[MD] What Pragmatism Is
Christoffer Ivarsson
IvarssonChristoffer at hotmail.com
Thu Feb 21 05:21:28 PST 2008
Good Post. Thank You for that. It's always Good to try to straighten things
out so that we know what we are talking about.
Chris
> From: Matt Kundert
> The meaning of pragmatism as a tradition of philosophical thinking has
> been contested by those on the outside, and also intermurally by those
> within it.
>
> I think the time has come for both sides, critics and purveyors, to move
> beyond the idea that "pragmatism" means "practicality." There are many
> linguistic landmines having to do with common usage, common sense,
> original usage, philosophical usage, etc. The classical pragmatists,
> Peirce, James, Dewey, amongst others (Schiller, Mead, etc.), surely had
> their reasons for using various rhetorical framings. But the core of
> pragmatism as it has been worked out through the years has nothing (and
> everything) to do with "practicality."
>
> The parenthetical is there to remind people that the classical rhetoric
> isn't completely worn out. The insight they had was that things only
> became true or false in practice.
>
> Pragmatism is the thesis that theory, thinking, metaphysics, philosophy,
> academics, poetry, math, education, school, business, baseball,
> _everything_--everything is useful if it has a use. Tautological, yes,
> but notice the shift in focus: truth is what works, but _what is it
> working --for--_? _What_ is its use?
>
> Everything is relative to a purpose. Theory and philosophy have uses.
> They are true, they are worth keeping, if we can figure out to what
> purpose that they are useful for. Pragmatism is antithetical to Kant and
> Plato and essentialism because they deny, not the thing-in-itself, but the
> _thing-for-itself_. As Pirsig taught us, everything _is_ value and value
> is always relative to something _valuing it_. (Pirsig's redescription of
> causation: B _values_ precondition A.)
>
> Pragmatism doesn't destroy philosophy, nor does it let the Nazi's win.
> Pragmatism is the core of Socrates' message, it cuts out the bullcrap
> created over the last 2500 years and gets back to the reason Socrates
> started up his cross-examinations in the first place: know thyself; the
> unexamined life is not worth living. At the core of pragmatism is the
> call to examine the purposes to which we perform various activities. Know
> why you are doing them. If it serves no purpose, cut it out. If it does,
> could anything serve it better? Is the purpose it serves a good one?

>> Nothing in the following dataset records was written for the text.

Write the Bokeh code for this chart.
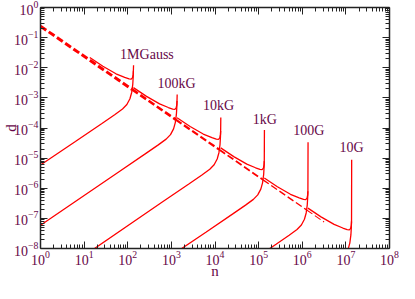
import numpy as np
from bokeh.plotting import figure
from bokeh.models import LogAxis, FixedTicker, Label, Range1d
from bokeh.embed import file_html
from bokeh.resources import INLINE

# ---- data (log10 values) ----
field_names = ["1MGauss", "100kG", "10kG", "1kG", "100G", "10G"]

lower_log_n = [
    [0, 0.8, 1.4, 1.7, 1.88, 1.98, 2.05, 2.09, 2.115, 2.125, 2.13, 2.133],
    [0, 1.8, 2.4, 2.7, 2.88, 2.98, 3.05, 3.09, 3.115, 3.125, 3.13, 3.133],
    [0, 2.8, 3.4, 3.7, 3.88, 3.98, 4.05, 4.09, 4.115, 4.125, 4.13, 4.133],
    [2.9, 3.8, 4.4, 4.7, 4.88, 4.98, 5.05, 5.09, 5.115, 5.125, 5.13, 5.133],
    [4.8, 5.4, 5.7, 5.88, 5.98, 6.05, 6.09, 6.115, 6.125, 6.13, 6.133],
    [6.7, 6.88, 6.98, 7.05, 7.09, 7.115, 7.125, 7.13, 7.133],
]
lower_log_d = [
    [-5.23, -4.45, -3.86, -3.56, -3.37, -3.22, -3.03, -2.82, -2.55, -2.3, -2.05, -1.92],
    [-7.23, -5.45, -4.86, -4.56, -4.37, -4.22, -4.03, -3.82, -3.55, -3.3, -3.05, -2.89],
    [-9.23, -6.45, -5.86, -5.56, -5.37, -5.22, -5.03, -4.82, -4.55, -4.3, -4.05, -3.65],
    [-8.33, -7.45, -6.86, -6.56, -6.37, -6.22, -6.03, -5.82, -5.55, -5.3, -5.05, -4.07],
    [-8.45, -7.86, -7.56, -7.37, -7.22, -7.03, -6.82, -6.55, -6.3, -6.05, -4.47],
    [-8.56, -8.37, -8.22, -8.03, -7.82, -7.55, -7.3, -7.05, -5.05],
]
upper_log_n = [
    [1.13, 1.43, 1.73, 1.93, 2.03, 2.08, 2.11, 2.125, 2.13],
    [2.13, 2.43, 2.73, 2.93, 3.03, 3.08, 3.11, 3.125, 3.13],
    [3.13, 3.43, 3.73, 3.93, 4.03, 4.08, 4.11, 4.125, 4.13],
    [4.13, 4.43, 4.73, 4.93, 5.03, 5.08, 5.11, 5.125, 5.13],
    [5.13, 5.43, 5.73, 5.93, 6.03, 6.08, 6.11, 6.125, 6.13],
    [6.13, 6.43, 6.73, 6.93, 7.03, 7.08, 7.11, 7.125, 7.13],
]
upper_log_d = [
    [-1.66, -1.95, -2.20, -2.32, -2.37, -2.38, -2.33, -2.22, -2.10],
    [-2.66, -2.95, -3.20, -3.32, -3.37, -3.38, -3.33, -3.22, -3.10],
    [-3.66, -3.95, -4.20, -4.32, -4.37, -4.38, -4.33, -4.22, -4.10],
    [-4.66, -4.95, -5.20, -5.32, -5.37, -5.38, -5.33, -5.22, -5.10],
    [-5.66, -5.95, -6.20, -6.32, -6.37, -6.38, -6.33, -6.22, -6.10],
    [-6.66, -6.95, -7.20, -7.32, -7.37, -7.38, -7.33, -7.22, -7.10],
]

# dashed asymptote d ~ 0.24/n, drawn in segments of decreasing weight
dash_log_n = [0, 2.1, 3.1, 4.1, 5.1, 6.1, 6.5]
dash_log_d = [-0.62, -2.72, -3.72, -4.72, -5.72, -6.72, -7.12]
dash_widths = [3.0, 2.6, 2.2, 1.8, 1.4, 1.1]

label_log_n = [2.44, 3.12, 4.08, 5.14, 6.15, 7.13]
label_log_d = [-1.57, -2.53, -3.26, -3.71, -4.08, -4.66]

x_ticks_exp = list(range(0, 9))
y_ticks_exp = list(range(-8, 1))

RED = "#ff0000"
MAROON = "#670748"
AXIS = "#222222"
FONT = "Liberation Serif"

p = figure(width=399, height=283, x_axis_type="log", y_axis_type="log",
           x_range=Range1d(1, 1e8), y_range=Range1d(1e-8, 1),
           output_backend="svg", toolbar_location=None,
           min_border_left=35, min_border_right=10,
           min_border_top=7, min_border_bottom=35)
p.outline_line_color = None
p.xgrid.visible = False
p.ygrid.visible = False
p.background_fill_color = "white"
p.border_fill_color = "white"

xt = [10.0 ** e for e in x_ticks_exp]
yt = [10.0 ** e for e in y_ticks_exp]
xminor = [k * 10.0 ** e for e in x_ticks_exp[:-1] for k in range(2, 10)]
yminor = [k * 10.0 ** e for e in y_ticks_exp[:-1] for k in range(2, 10)]

def style_axis(ax, show_labels):
    ax.axis_line_color = AXIS
    ax.axis_line_width = 1.5
    ax.major_tick_line_color = AXIS
    ax.minor_tick_line_color = AXIS
    ax.major_tick_in = 7
    ax.major_tick_out = 0
    ax.minor_tick_in = 4
    ax.minor_tick_out = 0
    ax.major_label_text_font = FONT
    ax.major_label_text_color = MAROON
    if show_labels:
        ax.major_label_text_font_size = "14px"
        ax.major_label_standoff = 2
    else:
        ax.major_label_text_font_size = "1px"
        ax.major_label_text_alpha = 0
        ax.major_label_standoff = 0

p.xaxis.ticker = FixedTicker(ticks=xt, minor_ticks=xminor)
p.yaxis.ticker = FixedTicker(ticks=yt, minor_ticks=yminor)
for ax in p.xaxis + p.yaxis:
    style_axis(ax, True)
    ax.axis_label_text_font = FONT
    ax.axis_label_text_font_size = "15px"
    ax.axis_label_text_font_style = "normal"
    ax.axis_label_text_color = MAROON
p.xaxis.axis_label_standoff = -5
p.yaxis.axis_label_standoff = -8
p.xaxis.axis_label = "n"
p.yaxis.axis_label = "d"

top = LogAxis(ticker=FixedTicker(ticks=xt, minor_ticks=xminor))
right = LogAxis(ticker=FixedTicker(ticks=yt, minor_ticks=yminor))
style_axis(top, False)
style_axis(right, False)
p.add_layout(top, "above")
p.add_layout(right, "right")

# dashed asymptote
for i, w in enumerate(dash_widths):
    p.line(x=[10.0 ** dash_log_n[i], 10.0 ** dash_log_n[i + 1]],
           y=[10.0 ** dash_log_d[i], 10.0 ** dash_log_d[i + 1]],
           line_color=RED, line_width=w, line_dash="7 3")

# field curves
for ln_, ld_ in zip(lower_log_n, lower_log_d):
    p.line(x=10.0 ** np.array(ln_), y=10.0 ** np.array(ld_),
           line_color=RED, line_width=1.3)
for ln_, ld_ in zip(upper_log_n, upper_log_d):
    p.line(x=10.0 ** np.array(ln_), y=10.0 ** np.array(ld_),
           line_color=RED, line_width=1.3)

for name, lx, ly in zip(field_names, label_log_n, label_log_d):
    p.add_layout(Label(x=10.0 ** lx, y=10.0 ** ly, text=name,
                       text_align="center", text_baseline="middle",
                       text_font=FONT, text_font_size="14px",
                       text_color=MAROON))

open("out.html", "w").write(file_html(p, INLINE))
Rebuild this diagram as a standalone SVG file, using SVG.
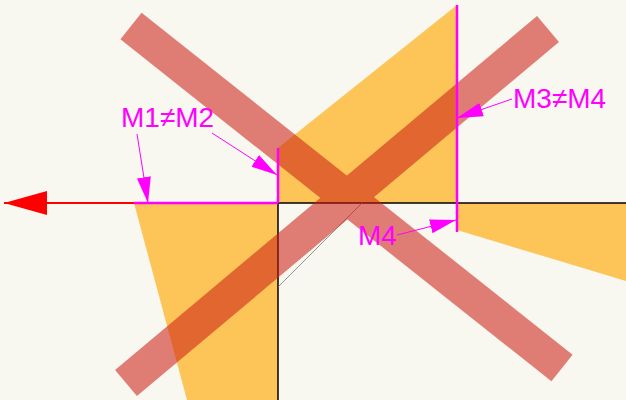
<svg xmlns="http://www.w3.org/2000/svg" width="626" height="400" viewBox="0 0 626 400">
<style>
.area{fill:#fdc458;stroke:none}
.axis{stroke:#000;stroke-width:1.5;fill:none}
.band{stroke:#cc1a10;stroke-width:34;stroke-linecap:butt;fill:none}
.dim{stroke:#ff00ff;stroke-width:2.5;fill:none}
.lead{stroke:#ff00ff;stroke-width:1;fill:none;marker-end:url(#mh)}
.lbl{font-family:"Liberation Sans",Arial,sans-serif;font-size:28px;fill:#ff00ff}
</style>
<defs>
<marker id="mh" markerUnits="userSpaceOnUse" markerWidth="26" markerHeight="14" viewBox="0 0 26 14" refX="26" refY="7" orient="auto">
<path d="M0,0 L26,7 L0,14 z" fill="#ff00ff"/>
</marker>
<marker id="rh" markerUnits="userSpaceOnUse" markerWidth="43" markerHeight="24" viewBox="0 0 43 24" refX="43" refY="12" orient="auto">
<path d="M0,0 L43,12 L0,24 z" fill="#ff0000"/>
</marker>
</defs>
<rect width="626" height="400" fill="#f8f7f0"/>
<g id="areas">
<polygon class="area" points="278,148 457,5 457,203 278,203"/>
<polygon class="area" points="134,203 278,203 278,400 187,400"/>
<polygon class="area" points="457,203 626,203 626,281 457,230"/>
</g>
<g id="axes">
<line class="axis" x1="278" y1="203" x2="626" y2="203"/>
<line class="axis" x1="278" y1="203" x2="278" y2="400"/>
<line x1="278" y1="287" x2="362" y2="203" stroke="#777" stroke-width="0.8"/>
</g>
<g id="cross" opacity="0.55">
<line class="band" x1="131" y1="26" x2="562" y2="368"/>
<line class="band" x1="126" y1="383" x2="548" y2="29"/>
</g>
<g id="connectors">
<line x1="134" y1="203" x2="4" y2="203" stroke="#ff0000" stroke-width="2" marker-end="url(#rh)"/>
<line class="dim" x1="134" y1="203" x2="278" y2="203"/>
<line class="dim" x1="278" y1="148" x2="278" y2="203"/>
<line class="dim" x1="457" y1="5" x2="457" y2="232"/>
<line class="lead" x1="137" y1="134" x2="148" y2="203"/>
<line class="lead" x1="212" y1="133" x2="277" y2="175"/>
<line class="lead" x1="512" y1="99" x2="457" y2="118"/>
<line class="lead" x1="397" y1="235" x2="456" y2="220"/>
</g>
<g id="labels">
<text class="lbl" x="121" y="127">M1≠M2</text>
<text class="lbl" x="513" y="108">M3≠M4</text>
<text class="lbl" x="358" y="245">M4</text>
</g>
</svg>
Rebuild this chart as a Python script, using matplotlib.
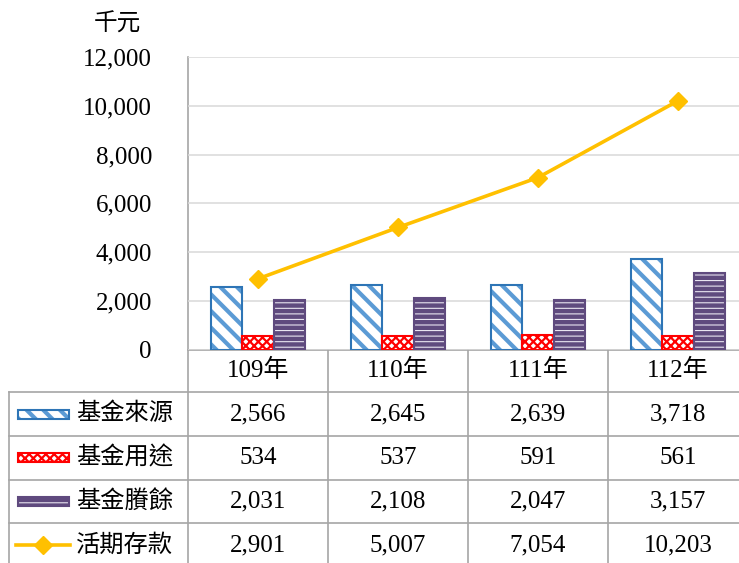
import matplotlib
matplotlib.use("Agg")
import matplotlib.pyplot as plt
from matplotlib.patches import Rectangle
from matplotlib.lines import Line2D

# ---- data ----
categories = ["109年", "110年", "111年", "112年"]
fund_source = [2566, 2645, 2639, 3718]      # 基金來源
fund_use = [534, 537, 591, 561]             # 基金用途
fund_surplus = [2031, 2108, 2047, 3157]     # 基金賸餘
demand_deposit = [2901, 5007, 7054, 10203]  # 活期存款
series_names = ["基金來源", "基金用途", "基金賸餘", "活期存款"]
y_ticks = [0, 2000, 4000, 6000, 8000, 10000, 12000]
unit_label = "千元"

plt.rcParams['font.family'] = ['Liberation Serif', 'Noto Sans CJK TC', 'DejaVu Sans']
plt.rcParams['hatch.linewidth'] = 2.5

W, H = 739, 563
fig = plt.figure(figsize=(W / 100, H / 100), dpi=100)
fig.patch.set_facecolor('white')

FS = 18
GRID = '#D9D9D9'
TLINE = '#A6A6A6'

px_left, px_right = 188, 748
px_top, px_bottom = 57, 349.5
row_lines = [392, 436, 479.5, 523, 567]
leg_left = 9

ov = fig.add_axes([0, 0, 1, 1], zorder=0)
ov.set_xlim(0, W)
ov.set_ylim(H, 0)
ov.axis('off')

ax = fig.add_axes([px_left / W, (H - px_bottom) / H, (px_right - px_left) / W,
                   (px_bottom - px_top) / H], zorder=1)
ax.patch.set_visible(False)
n = len(categories)
x = list(range(n))
ax.set_xlim(-0.5, n - 0.5)
ax.set_ylim(0, 12000)
for s in ax.spines.values():
    s.set_visible(False)
ax.set_xticks([])
ax.set_yticks(y_ticks)
ax.set_yticklabels([f"{v:,}" for v in y_ticks], fontsize=FS)
ax.tick_params(axis='y', length=0, pad=26)
ax.yaxis.grid(True, color=GRID, linewidth=1.1)
ax.set_axisbelow(True)

bw = 0.225
styles = [
    dict(face='white', hatch='\\\\', hcol='#5B9BD5', edge='#2E75B6', hlw=3.0),
    dict(face='white', hatch='xxxx', hcol='#FF0000', edge='#FF0000', hlw=1.6),
    dict(face='#5F4A7E', hatch='---', hcol='#E8E4F0', edge='#5F4A7E', hlw=0.8),
]


def set_hlw(patch, lw):
    if hasattr(patch, 'set_hatch_linewidth'):
        patch.set_hatch_linewidth(lw)


bar_series = [fund_source, fund_use, fund_surplus]
offsets = [-bw, 0, bw]
for vals, off, st in zip(bar_series, offsets, styles):
    xs = [xi + off for xi in x]
    ax.bar(xs, vals, bw, color=st['face'], linewidth=0, zorder=2)
    with plt.rc_context({'hatch.linewidth': st['hlw']}):
        bars = ax.bar(xs, vals, bw, facecolor='none', edgecolor=st['hcol'],
                      hatch=st['hatch'], linewidth=0, zorder=3)
    for b in bars:
        set_hlw(b, st['hlw'])
    ax.bar(xs, vals, bw, facecolor='none', edgecolor=st['edge'], linewidth=1.5, zorder=4)

ax.plot(x, demand_deposit, color='#FFC000', linewidth=2.6, marker='D',
        markersize=9, zorder=5)

ov.text(117, 25, unit_label, fontsize=FS - 1, ha='center', va='center')

# ---- data table ----
col_w = (px_right - px_left) / n
ov.plot([px_left, px_right], [px_bottom, px_bottom], color=TLINE, lw=1.2)
for yl in row_lines[:-1]:
    ov.plot([leg_left, px_right], [yl, yl], color=TLINE, lw=1.2)
ov.plot([leg_left, leg_left], [row_lines[0], H], color=TLINE, lw=1.2)
ov.plot([px_left, px_left], [px_top, H], color=TLINE, lw=1.2)
for i in range(1, n):
    xv = px_left + col_w * i
    ov.plot([xv, xv], [px_bottom, H], color=TLINE, lw=1.2)

hy = (px_bottom + row_lines[0]) / 2
for i, c in enumerate(categories):
    ov.text(px_left + col_w * (i + 0.5), hy, c, fontsize=FS, ha='center', va='center')

table_series = [fund_source, fund_use, fund_surplus, demand_deposit]
for r, (name, vals) in enumerate(zip(series_names, table_series)):
    cy = (row_lines[r] + row_lines[r + 1]) / 2
    if r < 3:
        st = styles[r]
        ov.add_patch(Rectangle((18, cy - 4.5), 51, 9, facecolor=st['face'], linewidth=0))
        with plt.rc_context({'hatch.linewidth': st['hlw']}):
            hp = Rectangle((18, cy - 4.5), 51, 9, facecolor='none',
                           edgecolor=st['hcol'], hatch=st['hatch'], linewidth=0)
        set_hlw(hp, st['hlw'])
        ov.add_patch(hp)
        ov.add_patch(Rectangle((18, cy - 4.5), 51, 9, facecolor='none',
                               edgecolor=st['edge'], linewidth=1.5))
    else:
        ov.add_line(Line2D([16, 70], [cy, cy], color='#FFC000', lw=2.6))
        ov.add_line(Line2D([43], [cy], color='#FFC000', marker='D', markersize=9))
    ov.text(76, cy, name, fontsize=FS - 0.5, ha='left', va='center')
    for i, v in enumerate(vals):
        ov.text(px_left + col_w * (i + 0.5), cy, f"{v:,}", fontsize=FS,
                ha='center', va='center')

fig.savefig("out.png", dpi=100)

> Might there be better purposes?
>
> Pragmatism is a return to philosophy as it should be done. Pragmatism
> returns us to the practice of life, to the experience of life. There are
> many purposes that aren't "practical," not at least to the common usage of
> the term. But pragmatism isn't about being practical, it is about knowing
> why we do things. It is about asking, "Okay, it works. But for whom?"